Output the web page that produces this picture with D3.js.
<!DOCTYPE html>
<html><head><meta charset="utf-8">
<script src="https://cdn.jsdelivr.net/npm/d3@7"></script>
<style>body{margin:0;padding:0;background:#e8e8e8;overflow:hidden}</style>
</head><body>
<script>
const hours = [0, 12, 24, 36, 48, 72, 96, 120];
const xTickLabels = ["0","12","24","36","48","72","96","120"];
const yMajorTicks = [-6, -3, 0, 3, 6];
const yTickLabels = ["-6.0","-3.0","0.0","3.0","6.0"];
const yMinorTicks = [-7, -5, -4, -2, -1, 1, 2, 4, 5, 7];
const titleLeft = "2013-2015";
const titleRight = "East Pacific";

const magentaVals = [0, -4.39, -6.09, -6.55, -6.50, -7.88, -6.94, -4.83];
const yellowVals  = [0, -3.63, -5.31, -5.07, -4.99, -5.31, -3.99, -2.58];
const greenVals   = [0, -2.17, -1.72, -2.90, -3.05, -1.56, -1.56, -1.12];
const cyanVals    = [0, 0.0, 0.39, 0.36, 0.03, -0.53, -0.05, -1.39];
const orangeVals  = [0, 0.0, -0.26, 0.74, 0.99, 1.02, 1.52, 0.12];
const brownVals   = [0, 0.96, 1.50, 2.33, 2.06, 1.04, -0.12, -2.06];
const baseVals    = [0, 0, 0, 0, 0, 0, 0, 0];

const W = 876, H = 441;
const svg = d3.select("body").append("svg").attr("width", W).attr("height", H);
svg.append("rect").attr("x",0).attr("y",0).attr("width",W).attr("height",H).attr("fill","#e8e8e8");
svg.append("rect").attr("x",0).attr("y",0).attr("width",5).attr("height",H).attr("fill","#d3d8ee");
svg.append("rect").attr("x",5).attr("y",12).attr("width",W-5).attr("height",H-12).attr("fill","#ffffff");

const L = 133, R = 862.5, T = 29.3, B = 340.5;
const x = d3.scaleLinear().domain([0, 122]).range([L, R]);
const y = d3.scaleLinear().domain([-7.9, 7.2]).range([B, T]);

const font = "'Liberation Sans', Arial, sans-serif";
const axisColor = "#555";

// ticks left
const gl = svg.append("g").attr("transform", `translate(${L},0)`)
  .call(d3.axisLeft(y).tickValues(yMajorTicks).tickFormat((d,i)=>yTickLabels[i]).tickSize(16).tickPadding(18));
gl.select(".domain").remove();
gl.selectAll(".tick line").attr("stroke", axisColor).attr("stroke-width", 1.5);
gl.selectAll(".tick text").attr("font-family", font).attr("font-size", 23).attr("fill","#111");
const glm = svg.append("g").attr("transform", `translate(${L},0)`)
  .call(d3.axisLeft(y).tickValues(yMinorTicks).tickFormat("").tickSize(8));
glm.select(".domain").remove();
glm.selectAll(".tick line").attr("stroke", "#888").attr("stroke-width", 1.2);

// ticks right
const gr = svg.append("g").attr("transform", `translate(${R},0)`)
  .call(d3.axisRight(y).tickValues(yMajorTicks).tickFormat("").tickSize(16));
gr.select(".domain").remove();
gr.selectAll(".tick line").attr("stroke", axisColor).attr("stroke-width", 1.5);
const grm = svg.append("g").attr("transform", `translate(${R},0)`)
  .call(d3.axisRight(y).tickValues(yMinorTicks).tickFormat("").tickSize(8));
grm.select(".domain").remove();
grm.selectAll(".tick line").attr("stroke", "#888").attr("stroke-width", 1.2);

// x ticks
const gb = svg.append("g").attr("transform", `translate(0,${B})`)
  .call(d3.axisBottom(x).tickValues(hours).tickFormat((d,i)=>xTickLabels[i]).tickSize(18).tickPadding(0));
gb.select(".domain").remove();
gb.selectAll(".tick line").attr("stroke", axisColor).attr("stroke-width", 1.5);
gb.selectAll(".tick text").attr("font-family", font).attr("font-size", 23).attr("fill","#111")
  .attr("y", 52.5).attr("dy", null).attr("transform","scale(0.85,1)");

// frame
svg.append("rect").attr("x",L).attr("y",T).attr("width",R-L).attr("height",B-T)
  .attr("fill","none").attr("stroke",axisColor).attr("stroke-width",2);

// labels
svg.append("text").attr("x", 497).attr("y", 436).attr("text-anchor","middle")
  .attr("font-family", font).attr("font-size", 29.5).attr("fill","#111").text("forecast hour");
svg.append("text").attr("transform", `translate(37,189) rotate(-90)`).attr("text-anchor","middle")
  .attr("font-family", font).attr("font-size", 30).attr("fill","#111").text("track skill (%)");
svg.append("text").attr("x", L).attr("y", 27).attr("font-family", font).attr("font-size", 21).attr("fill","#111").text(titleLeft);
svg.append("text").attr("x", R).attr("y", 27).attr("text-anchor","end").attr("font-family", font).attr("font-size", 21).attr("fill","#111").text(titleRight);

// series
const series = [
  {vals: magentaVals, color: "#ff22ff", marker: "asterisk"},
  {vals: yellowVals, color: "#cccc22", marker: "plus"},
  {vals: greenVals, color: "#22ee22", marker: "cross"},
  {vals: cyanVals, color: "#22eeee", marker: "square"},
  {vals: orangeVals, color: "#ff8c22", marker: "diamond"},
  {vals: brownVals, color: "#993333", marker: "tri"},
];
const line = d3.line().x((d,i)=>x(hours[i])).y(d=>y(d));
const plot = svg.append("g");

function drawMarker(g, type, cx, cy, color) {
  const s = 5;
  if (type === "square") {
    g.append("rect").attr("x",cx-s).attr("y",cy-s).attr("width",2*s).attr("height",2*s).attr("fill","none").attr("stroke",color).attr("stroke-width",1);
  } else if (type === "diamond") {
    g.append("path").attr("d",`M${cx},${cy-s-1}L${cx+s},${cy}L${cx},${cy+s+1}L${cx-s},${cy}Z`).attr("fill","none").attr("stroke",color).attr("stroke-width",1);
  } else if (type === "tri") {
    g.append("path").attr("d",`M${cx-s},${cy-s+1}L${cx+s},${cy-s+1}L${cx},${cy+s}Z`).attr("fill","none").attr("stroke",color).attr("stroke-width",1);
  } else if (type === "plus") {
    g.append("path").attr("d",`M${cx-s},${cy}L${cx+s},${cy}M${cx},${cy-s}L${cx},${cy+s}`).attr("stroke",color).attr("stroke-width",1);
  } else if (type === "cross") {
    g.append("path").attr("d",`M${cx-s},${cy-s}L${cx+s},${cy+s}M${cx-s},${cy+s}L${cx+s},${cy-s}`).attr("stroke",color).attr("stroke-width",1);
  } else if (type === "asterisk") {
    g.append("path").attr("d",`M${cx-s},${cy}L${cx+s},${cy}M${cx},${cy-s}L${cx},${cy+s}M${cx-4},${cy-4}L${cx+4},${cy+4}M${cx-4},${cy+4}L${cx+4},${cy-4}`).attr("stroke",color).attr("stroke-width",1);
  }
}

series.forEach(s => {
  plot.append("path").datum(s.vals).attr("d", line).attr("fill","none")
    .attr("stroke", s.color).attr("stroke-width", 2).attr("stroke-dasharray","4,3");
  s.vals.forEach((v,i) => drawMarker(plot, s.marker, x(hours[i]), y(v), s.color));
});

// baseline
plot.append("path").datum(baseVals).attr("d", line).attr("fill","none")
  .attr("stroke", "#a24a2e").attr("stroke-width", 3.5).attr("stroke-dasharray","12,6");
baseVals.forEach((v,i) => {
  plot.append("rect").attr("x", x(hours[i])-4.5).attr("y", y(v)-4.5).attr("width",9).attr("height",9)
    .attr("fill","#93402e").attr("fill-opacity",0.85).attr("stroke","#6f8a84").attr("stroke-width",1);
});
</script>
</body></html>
□ □ □ □ □ □ □
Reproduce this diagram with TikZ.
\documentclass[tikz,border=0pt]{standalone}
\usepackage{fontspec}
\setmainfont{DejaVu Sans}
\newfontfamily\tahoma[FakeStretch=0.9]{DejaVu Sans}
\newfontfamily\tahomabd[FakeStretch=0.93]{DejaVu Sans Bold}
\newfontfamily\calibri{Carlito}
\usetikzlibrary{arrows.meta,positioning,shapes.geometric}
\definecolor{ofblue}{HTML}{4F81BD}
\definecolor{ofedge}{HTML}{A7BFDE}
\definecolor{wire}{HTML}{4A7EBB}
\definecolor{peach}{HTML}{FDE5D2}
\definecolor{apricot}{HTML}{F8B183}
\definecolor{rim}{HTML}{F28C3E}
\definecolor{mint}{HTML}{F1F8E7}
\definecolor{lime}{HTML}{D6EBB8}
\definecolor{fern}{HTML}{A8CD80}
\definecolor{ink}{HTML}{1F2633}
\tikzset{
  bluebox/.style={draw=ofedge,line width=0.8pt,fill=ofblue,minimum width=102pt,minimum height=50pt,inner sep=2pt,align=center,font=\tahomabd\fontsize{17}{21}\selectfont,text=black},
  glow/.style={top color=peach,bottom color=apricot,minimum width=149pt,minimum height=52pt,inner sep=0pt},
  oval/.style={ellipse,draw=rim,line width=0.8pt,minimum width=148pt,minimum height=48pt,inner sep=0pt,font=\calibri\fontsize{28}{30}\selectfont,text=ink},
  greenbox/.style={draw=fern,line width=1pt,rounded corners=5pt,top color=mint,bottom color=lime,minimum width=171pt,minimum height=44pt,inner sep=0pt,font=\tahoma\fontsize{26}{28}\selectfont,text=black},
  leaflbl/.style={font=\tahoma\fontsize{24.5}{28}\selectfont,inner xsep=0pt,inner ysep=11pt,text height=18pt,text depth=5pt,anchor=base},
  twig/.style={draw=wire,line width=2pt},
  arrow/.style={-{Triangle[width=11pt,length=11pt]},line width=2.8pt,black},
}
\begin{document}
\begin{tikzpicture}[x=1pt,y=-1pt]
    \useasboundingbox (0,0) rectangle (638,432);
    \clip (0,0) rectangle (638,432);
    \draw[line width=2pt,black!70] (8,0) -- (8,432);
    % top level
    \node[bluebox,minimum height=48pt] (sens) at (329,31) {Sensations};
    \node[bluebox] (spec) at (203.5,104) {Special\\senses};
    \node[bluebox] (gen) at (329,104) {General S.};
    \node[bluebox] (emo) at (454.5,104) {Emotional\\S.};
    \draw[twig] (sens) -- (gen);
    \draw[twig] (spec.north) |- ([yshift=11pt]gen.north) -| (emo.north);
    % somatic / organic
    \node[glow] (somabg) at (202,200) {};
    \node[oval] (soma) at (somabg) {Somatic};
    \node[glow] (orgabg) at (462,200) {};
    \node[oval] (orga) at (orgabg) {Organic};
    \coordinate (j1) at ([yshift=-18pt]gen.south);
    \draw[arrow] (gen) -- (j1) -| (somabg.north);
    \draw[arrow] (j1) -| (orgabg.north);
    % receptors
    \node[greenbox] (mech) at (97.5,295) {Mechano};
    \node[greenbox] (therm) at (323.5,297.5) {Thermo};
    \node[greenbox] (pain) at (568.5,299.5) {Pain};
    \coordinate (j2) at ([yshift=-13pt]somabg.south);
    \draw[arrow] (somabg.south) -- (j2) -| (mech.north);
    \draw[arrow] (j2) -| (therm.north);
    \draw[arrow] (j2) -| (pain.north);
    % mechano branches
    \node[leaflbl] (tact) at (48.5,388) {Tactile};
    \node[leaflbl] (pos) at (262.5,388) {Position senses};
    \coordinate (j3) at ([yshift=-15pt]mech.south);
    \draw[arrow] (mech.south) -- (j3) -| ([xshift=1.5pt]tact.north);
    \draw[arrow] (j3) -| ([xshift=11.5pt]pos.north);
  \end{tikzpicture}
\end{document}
□ □ □ □ □ □ □
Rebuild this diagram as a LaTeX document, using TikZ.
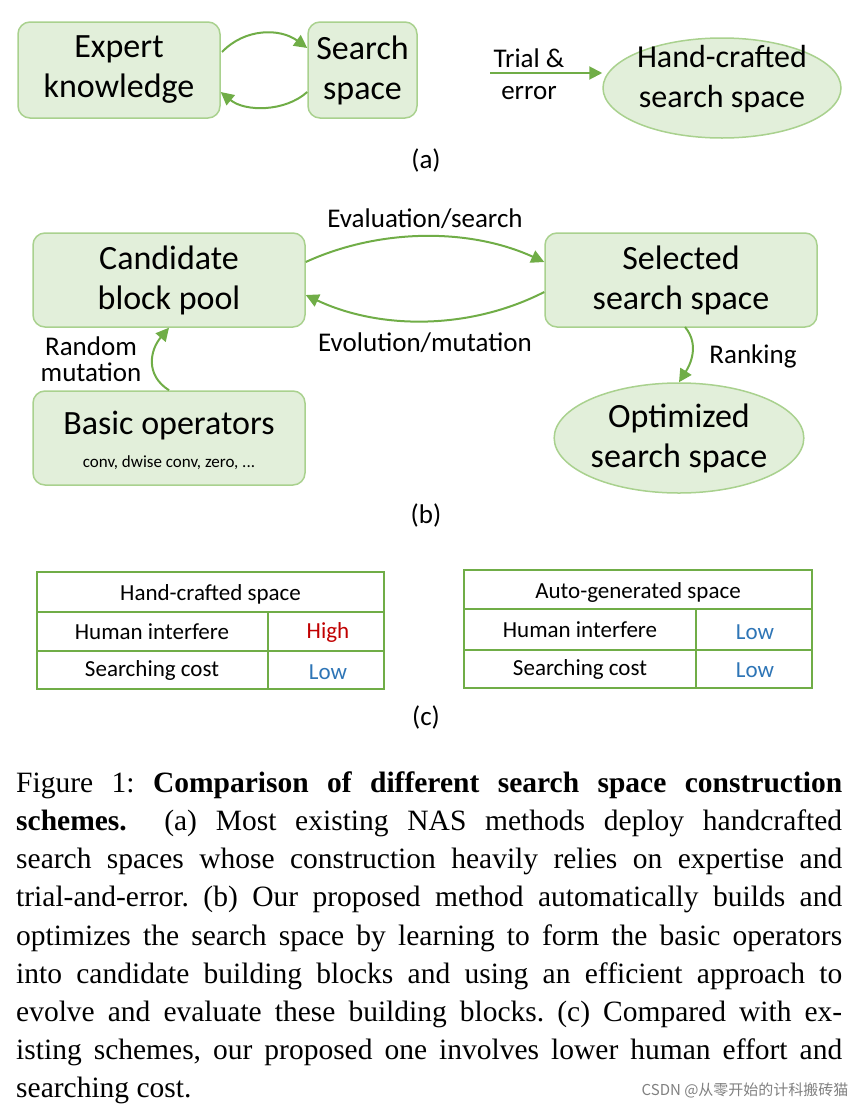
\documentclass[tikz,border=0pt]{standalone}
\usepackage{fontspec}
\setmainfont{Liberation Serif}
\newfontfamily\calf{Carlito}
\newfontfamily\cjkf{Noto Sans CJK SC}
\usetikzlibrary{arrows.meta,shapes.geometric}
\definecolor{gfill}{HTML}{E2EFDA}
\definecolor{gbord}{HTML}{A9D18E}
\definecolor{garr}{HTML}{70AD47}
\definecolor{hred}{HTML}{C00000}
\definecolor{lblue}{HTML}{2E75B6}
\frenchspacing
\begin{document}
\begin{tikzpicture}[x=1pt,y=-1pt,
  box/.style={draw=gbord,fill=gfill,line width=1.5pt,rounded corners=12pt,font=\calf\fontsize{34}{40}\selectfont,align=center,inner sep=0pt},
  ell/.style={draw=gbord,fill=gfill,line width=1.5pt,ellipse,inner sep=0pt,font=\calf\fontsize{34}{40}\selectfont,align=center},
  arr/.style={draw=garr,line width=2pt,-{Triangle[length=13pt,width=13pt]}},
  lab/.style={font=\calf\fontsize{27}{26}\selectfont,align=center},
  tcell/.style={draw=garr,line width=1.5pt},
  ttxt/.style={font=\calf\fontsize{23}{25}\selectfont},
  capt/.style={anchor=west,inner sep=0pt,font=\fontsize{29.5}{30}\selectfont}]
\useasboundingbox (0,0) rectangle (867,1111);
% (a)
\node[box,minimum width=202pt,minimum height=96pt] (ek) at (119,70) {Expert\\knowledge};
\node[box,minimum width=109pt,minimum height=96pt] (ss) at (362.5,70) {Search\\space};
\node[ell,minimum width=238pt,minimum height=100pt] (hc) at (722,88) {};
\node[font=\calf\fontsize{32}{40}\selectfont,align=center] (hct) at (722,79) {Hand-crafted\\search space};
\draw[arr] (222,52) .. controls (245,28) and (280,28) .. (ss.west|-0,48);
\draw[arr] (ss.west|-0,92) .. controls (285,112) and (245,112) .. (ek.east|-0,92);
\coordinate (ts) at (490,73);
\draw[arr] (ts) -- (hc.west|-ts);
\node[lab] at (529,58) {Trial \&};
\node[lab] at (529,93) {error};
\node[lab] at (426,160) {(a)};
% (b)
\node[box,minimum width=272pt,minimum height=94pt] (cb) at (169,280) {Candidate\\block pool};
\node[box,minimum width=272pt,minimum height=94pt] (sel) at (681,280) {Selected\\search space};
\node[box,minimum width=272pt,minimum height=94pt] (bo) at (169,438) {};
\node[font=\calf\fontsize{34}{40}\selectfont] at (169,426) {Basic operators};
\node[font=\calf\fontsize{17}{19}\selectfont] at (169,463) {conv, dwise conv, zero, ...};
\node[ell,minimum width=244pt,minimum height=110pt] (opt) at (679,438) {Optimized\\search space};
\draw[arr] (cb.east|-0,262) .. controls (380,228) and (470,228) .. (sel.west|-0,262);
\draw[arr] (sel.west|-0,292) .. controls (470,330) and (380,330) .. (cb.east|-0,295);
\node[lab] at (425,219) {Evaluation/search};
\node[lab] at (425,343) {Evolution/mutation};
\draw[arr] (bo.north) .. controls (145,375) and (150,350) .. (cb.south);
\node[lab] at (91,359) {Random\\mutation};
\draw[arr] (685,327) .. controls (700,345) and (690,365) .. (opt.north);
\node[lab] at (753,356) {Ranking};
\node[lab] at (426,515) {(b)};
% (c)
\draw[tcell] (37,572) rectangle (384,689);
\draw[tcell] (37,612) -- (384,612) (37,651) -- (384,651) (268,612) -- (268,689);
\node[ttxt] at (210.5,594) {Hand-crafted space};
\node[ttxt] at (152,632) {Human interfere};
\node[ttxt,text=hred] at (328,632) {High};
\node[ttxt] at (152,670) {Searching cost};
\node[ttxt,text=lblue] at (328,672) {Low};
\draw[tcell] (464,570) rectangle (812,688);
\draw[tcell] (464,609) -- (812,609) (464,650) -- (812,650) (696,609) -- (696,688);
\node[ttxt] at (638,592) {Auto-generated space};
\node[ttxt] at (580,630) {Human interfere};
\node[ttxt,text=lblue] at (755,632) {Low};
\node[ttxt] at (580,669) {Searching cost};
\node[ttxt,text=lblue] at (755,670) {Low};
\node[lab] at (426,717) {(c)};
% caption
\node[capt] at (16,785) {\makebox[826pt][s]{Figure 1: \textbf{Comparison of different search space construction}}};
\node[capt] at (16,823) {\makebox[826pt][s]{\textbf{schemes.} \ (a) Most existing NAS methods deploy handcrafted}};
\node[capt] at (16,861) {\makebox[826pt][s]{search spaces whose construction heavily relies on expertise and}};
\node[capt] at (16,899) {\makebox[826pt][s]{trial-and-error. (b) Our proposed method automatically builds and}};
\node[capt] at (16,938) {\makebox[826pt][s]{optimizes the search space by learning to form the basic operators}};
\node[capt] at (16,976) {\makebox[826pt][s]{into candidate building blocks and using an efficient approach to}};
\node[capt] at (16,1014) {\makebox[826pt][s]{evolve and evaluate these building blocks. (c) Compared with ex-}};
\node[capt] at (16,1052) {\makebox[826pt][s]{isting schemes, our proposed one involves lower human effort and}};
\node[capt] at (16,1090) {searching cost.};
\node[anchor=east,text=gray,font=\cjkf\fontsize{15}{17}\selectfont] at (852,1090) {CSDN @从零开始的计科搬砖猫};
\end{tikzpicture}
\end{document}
□ □ □ □ □ □ □
What is needed.
Copy, from the material, each line that holds the string "with".

Complete output.
Output the web page that produces this picture with D3.js.
Reproduce this diagram with TikZ.
\node[capt] at (16,1014) {\makebox[826pt][s]{evolve and evaluate these building blocks. (c) Compared with ex-}};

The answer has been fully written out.